Kyle Harden entered House of Hope’s doors two years ago as he was battling alcohol and opiate addictions. Now he works as the organization’s outreach director.
"Two years ago I couldn't stop using drugs and alcohol, was living in a homeless shelter. I was in and out of jail, couldn't hold down a job. No money, no hope. No friends, family wanted nothing to do with me," Harden said. "Now because of my time here, I work for the House of Hope."
While Harden found employment at House of Hope, the program also helps place graduates into jobs at other local businesses, including Hot Chicken Takeover.
Hot Chicken Takeover considers itself a "second chance employer," meaning people with employment barriers, like past drug addiction or incarceration, have a fair shot at jobs.
"A large percentage of our workforce are men and women in some state of recovery," Joe DeLoss, the founder and co-owner of Hot Chicken Takeover, said. "There's a sense of ownership, often an aspiration for what life could look like."
Approximately 70% of the restaurant chain's employees are formerly incarcerated or homeless.

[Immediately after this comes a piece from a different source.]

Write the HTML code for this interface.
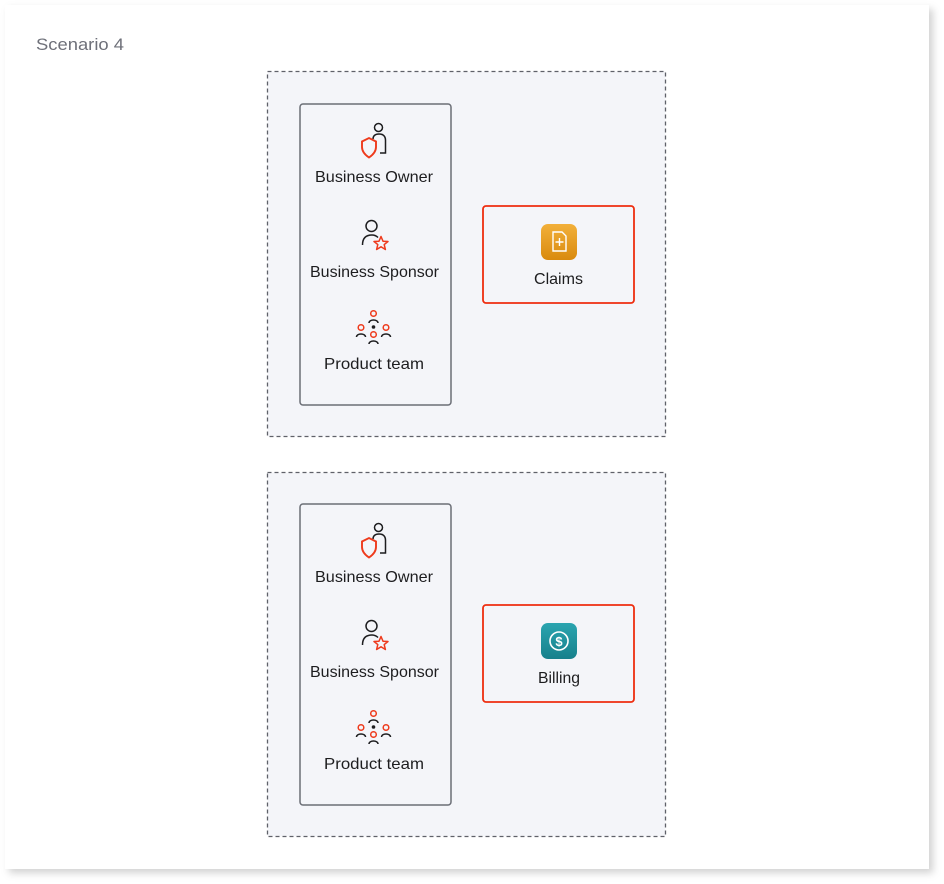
<!DOCTYPE html>
<html><head><meta charset="utf-8"><style>
html,body{margin:0;padding:0;background:#fff;width:944px;height:884px;overflow:hidden}
text{font-family:"Liberation Sans",sans-serif}
</style></head><body>
<svg width="944" height="884" viewBox="0 0 944 884" xmlns="http://www.w3.org/2000/svg">
<defs>
<filter id="sh" x="-5%" y="-5%" width="110%" height="110%"><feDropShadow dx="4" dy="4" stdDeviation="4" flood-color="#000" flood-opacity="0.18"/></filter>
<linearGradient id="gy" x1="0" y1="0" x2="0" y2="1"><stop offset="0" stop-color="#f2b03a"/><stop offset="1" stop-color="#d98a0e"/></linearGradient>
<linearGradient id="gt" x1="0" y1="0" x2="0" y2="1"><stop offset="0" stop-color="#2aa5b0"/><stop offset="1" stop-color="#17808c"/></linearGradient>
<g id="people">
  <rect x="300" y="104" width="151" height="301" rx="3" fill="#f4f5f9" stroke="#6b6e76" stroke-width="1.5"/>
  <circle cx="378.5" cy="127.5" r="4" fill="none" stroke="#1d1d1f" stroke-width="1.5"/>
  <path d="M373,139 C373,136 375,134 379,134 C383,134 385.5,136 385.5,140 V153 H380" fill="none" stroke="#1d1d1f" stroke-width="1.5"/>
  <path d="M362,141.5 L369,138 L376,141.5 V147 C376,152 372,155.5 369,157.5 C366,155.5 362,152 362,147 Z" fill="#f4f5f9" stroke="#ee3a1c" stroke-width="1.9"/>
  <text x="315" y="182" font-size="16" fill="#1d1d1f" textLength="118" lengthAdjust="spacingAndGlyphs">Business Owner</text>
  <circle cx="371.5" cy="226" r="5.5" fill="none" stroke="#1d1d1f" stroke-width="1.5"/>
  <path d="M362.5,245 C362.5,238 366,235 372,235 C374.5,235 376.5,236 378,237.5" fill="none" stroke="#1d1d1f" stroke-width="1.5"/>
  <path d="M381,236.5 L383,241.2 L388,241.5 L384.2,244.6 L385.4,249.5 L381,246.8 L376.6,249.5 L377.8,244.6 L374,241.5 L379,241.2 Z" fill="none" stroke="#ee3a1c" stroke-width="1.5" stroke-linejoin="round"/>
  <text x="310" y="277" font-size="16" fill="#1d1d1f" textLength="129" lengthAdjust="spacingAndGlyphs">Business Sponsor</text>
  <g fill="none" stroke-width="1.5">
    <circle cx="373.5" cy="313.5" r="2.8" stroke="#ee3a1c"/>
    <path d="M369,323 C369,319 378,319 378,323" stroke="#1d1d1f"/>
    <circle cx="361" cy="327.5" r="2.8" stroke="#ee3a1c"/>
    <path d="M356.5,337 C356.5,333 365.5,333 365.5,337" stroke="#1d1d1f"/>
    <circle cx="386" cy="327.5" r="2.8" stroke="#ee3a1c"/>
    <path d="M381.5,337 C381.5,333 390.5,333 390.5,337" stroke="#1d1d1f"/>
    <circle cx="373.5" cy="334.5" r="2.8" stroke="#ee3a1c"/>
    <path d="M369,344 C369,340 378,340 378,344" stroke="#1d1d1f"/>
  </g>
  <circle cx="373.5" cy="327" r="1.8" fill="#1d1d1f"/>
  <text x="324" y="369" font-size="16" fill="#1d1d1f" textLength="100" lengthAdjust="spacingAndGlyphs">Product team</text>
</g>
</defs>
<rect x="5" y="5" width="924" height="864" fill="#fff" filter="url(#sh)"/>
<text x="36" y="50" font-size="17" fill="#6e7079" textLength="88" lengthAdjust="spacingAndGlyphs">Scenario 4</text>

<rect x="267.5" y="71.5" width="398" height="365" fill="#f4f5f9" stroke="#5f6169" stroke-width="1.3" stroke-dasharray="4,3"/>
<use href="#people"/>
<rect x="483" y="206" width="151" height="97" rx="3" fill="#f4f5f9" stroke="#ee2e10" stroke-width="1.8"/>
<rect x="541" y="224" width="36" height="36" rx="7" fill="url(#gy)"/>
<path d="M553,232 H562 L566,236 V251 H553 Z" fill="none" stroke="#fff" stroke-width="1.4"/>
<path d="M559.5,238 V246 M555.5,242 H563.5" stroke="#fff" stroke-width="1.4"/>
<text x="534" y="284" font-size="16" fill="#1d1d1f" textLength="49" lengthAdjust="spacingAndGlyphs">Claims</text>

<rect x="267.5" y="472.5" width="398" height="364" fill="#f4f5f9" stroke="#5f6169" stroke-width="1.3" stroke-dasharray="4,3"/>
<use href="#people" transform="translate(0,400)"/>
<rect x="483" y="605" width="151" height="97" rx="3" fill="#f4f5f9" stroke="#ee2e10" stroke-width="1.8"/>
<rect x="541" y="623" width="36" height="36" rx="7" fill="url(#gt)"/>
<circle cx="559" cy="641" r="9" fill="none" stroke="#fff" stroke-width="1.6"/>
<text x="559" y="646" text-anchor="middle" font-size="13" fill="#fff" font-weight="bold">$</text>
<text x="538" y="683" font-size="16" fill="#1d1d1f" textLength="42" lengthAdjust="spacingAndGlyphs">Billing</text>
</svg>
</body></html>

DeLoss said they have found second-chance applicants through a variety of local treatment centers and other community partners.
Jamila Perry began working at Hot Chicken Takeover’s North Market location last month after going through treatment for a years-long addiction to opioids. She can now provide for her children, whom she has recently reunited with, and has found a community in her coworkers.
"Our team is like family. Wherever one slacks, we pick it right back up and they don't complain about it. I just love it here," she said.